# Data in this exercise
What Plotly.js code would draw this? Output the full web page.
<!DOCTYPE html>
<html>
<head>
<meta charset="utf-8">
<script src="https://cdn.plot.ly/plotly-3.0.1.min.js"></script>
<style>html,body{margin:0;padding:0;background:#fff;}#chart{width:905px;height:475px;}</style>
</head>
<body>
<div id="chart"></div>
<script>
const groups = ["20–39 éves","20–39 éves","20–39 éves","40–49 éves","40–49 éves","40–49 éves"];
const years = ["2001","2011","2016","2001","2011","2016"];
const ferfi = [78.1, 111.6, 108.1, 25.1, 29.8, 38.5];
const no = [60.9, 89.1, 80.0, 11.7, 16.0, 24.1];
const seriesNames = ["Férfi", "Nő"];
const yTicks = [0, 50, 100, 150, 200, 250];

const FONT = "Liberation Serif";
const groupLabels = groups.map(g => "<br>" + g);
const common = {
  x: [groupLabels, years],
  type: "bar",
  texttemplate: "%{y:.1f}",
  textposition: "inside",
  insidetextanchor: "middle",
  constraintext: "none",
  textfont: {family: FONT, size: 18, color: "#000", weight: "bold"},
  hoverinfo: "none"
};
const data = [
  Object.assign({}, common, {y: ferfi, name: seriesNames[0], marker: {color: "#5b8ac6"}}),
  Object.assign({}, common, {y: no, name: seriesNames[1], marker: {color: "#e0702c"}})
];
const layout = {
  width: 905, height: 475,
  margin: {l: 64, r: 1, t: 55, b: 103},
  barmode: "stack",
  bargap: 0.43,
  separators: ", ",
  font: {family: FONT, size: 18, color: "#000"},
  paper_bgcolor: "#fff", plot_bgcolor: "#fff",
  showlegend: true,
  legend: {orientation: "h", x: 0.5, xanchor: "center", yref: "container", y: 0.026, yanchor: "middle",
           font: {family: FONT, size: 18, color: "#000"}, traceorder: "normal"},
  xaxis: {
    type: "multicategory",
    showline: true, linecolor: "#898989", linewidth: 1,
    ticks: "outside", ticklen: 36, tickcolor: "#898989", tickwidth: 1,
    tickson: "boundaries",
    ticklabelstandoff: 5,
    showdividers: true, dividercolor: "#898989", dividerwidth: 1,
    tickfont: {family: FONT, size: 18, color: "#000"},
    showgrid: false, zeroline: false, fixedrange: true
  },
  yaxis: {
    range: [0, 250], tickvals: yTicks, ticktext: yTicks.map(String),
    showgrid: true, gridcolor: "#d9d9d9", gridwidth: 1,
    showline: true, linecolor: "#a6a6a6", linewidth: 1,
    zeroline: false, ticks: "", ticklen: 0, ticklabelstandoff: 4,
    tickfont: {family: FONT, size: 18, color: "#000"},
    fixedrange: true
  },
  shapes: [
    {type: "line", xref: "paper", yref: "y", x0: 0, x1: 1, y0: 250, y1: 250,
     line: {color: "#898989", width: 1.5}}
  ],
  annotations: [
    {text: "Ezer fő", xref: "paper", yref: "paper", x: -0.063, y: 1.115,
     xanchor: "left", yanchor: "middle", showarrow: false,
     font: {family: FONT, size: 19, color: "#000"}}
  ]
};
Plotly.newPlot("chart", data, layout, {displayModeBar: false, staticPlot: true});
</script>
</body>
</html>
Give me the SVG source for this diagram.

# Written instruction
Retype the records in full. Keep every line identical to the original.

# Task result
What Plotly.js code would draw this? Output the full web page.
<!DOCTYPE html>
<html>
<head>
<meta charset="utf-8">
<script src="https://cdn.plot.ly/plotly-3.0.1.min.js"></script>
<style>html,body{margin:0;padding:0;background:#fff;}#chart{width:905px;height:475px;}</style>
</head>
<body>
<div id="chart"></div>
<script>
const groups = ["20–39 éves","20–39 éves","20–39 éves","40–49 éves","40–49 éves","40–49 éves"];
const years = ["2001","2011","2016","2001","2011","2016"];
const ferfi = [78.1, 111.6, 108.1, 25.1, 29.8, 38.5];
const no = [60.9, 89.1, 80.0, 11.7, 16.0, 24.1];
const seriesNames = ["Férfi", "Nő"];
const yTicks = [0, 50, 100, 150, 200, 250];

const FONT = "Liberation Serif";
const groupLabels = groups.map(g => "<br>" + g);
const common = {
  x: [groupLabels, years],
  type: "bar",
  texttemplate: "%{y:.1f}",
  textposition: "inside",
  insidetextanchor: "middle",
  constraintext: "none",
  textfont: {family: FONT, size: 18, color: "#000", weight: "bold"},
  hoverinfo: "none"
};
const data = [
  Object.assign({}, common, {y: ferfi, name: seriesNames[0], marker: {color: "#5b8ac6"}}),
  Object.assign({}, common, {y: no, name: seriesNames[1], marker: {color: "#e0702c"}})
];
const layout = {
  width: 905, height: 475,
  margin: {l: 64, r: 1, t: 55, b: 103},
  barmode: "stack",
  bargap: 0.43,
  separators: ", ",
  font: {family: FONT, size: 18, color: "#000"},
  paper_bgcolor: "#fff", plot_bgcolor: "#fff",
  showlegend: true,
  legend: {orientation: "h", x: 0.5, xanchor: "center", yref: "container", y: 0.026, yanchor: "middle",
           font: {family: FONT, size: 18, color: "#000"}, traceorder: "normal"},
  xaxis: {
    type: "multicategory",
    showline: true, linecolor: "#898989", linewidth: 1,
    ticks: "outside", ticklen: 36, tickcolor: "#898989", tickwidth: 1,
    tickson: "boundaries",
    ticklabelstandoff: 5,
    showdividers: true, dividercolor: "#898989", dividerwidth: 1,
    tickfont: {family: FONT, size: 18, color: "#000"},
    showgrid: false, zeroline: false, fixedrange: true
  },
  yaxis: {
    range: [0, 250], tickvals: yTicks, ticktext: yTicks.map(String),
    showgrid: true, gridcolor: "#d9d9d9", gridwidth: 1,
    showline: true, linecolor: "#a6a6a6", linewidth: 1,
    zeroline: false, ticks: "", ticklen: 0, ticklabelstandoff: 4,
    tickfont: {family: FONT, size: 18, color: "#000"},
    fixedrange: true
  },
  shapes: [
    {type: "line", xref: "paper", yref: "y", x0: 0, x1: 1, y0: 250, y1: 250,
     line: {color: "#898989", width: 1.5}}
  ],
  annotations: [
    {text: "Ezer fő", xref: "paper", yref: "paper", x: -0.063, y: 1.115,
     xanchor: "left", yanchor: "middle", showarrow: false,
     font: {family: FONT, size: 19, color: "#000"}}
  ]
};
Plotly.newPlot("chart", data, layout, {displayModeBar: false, staticPlot: true});
</script>
</body>
</html>
Give me the SVG source for this diagram.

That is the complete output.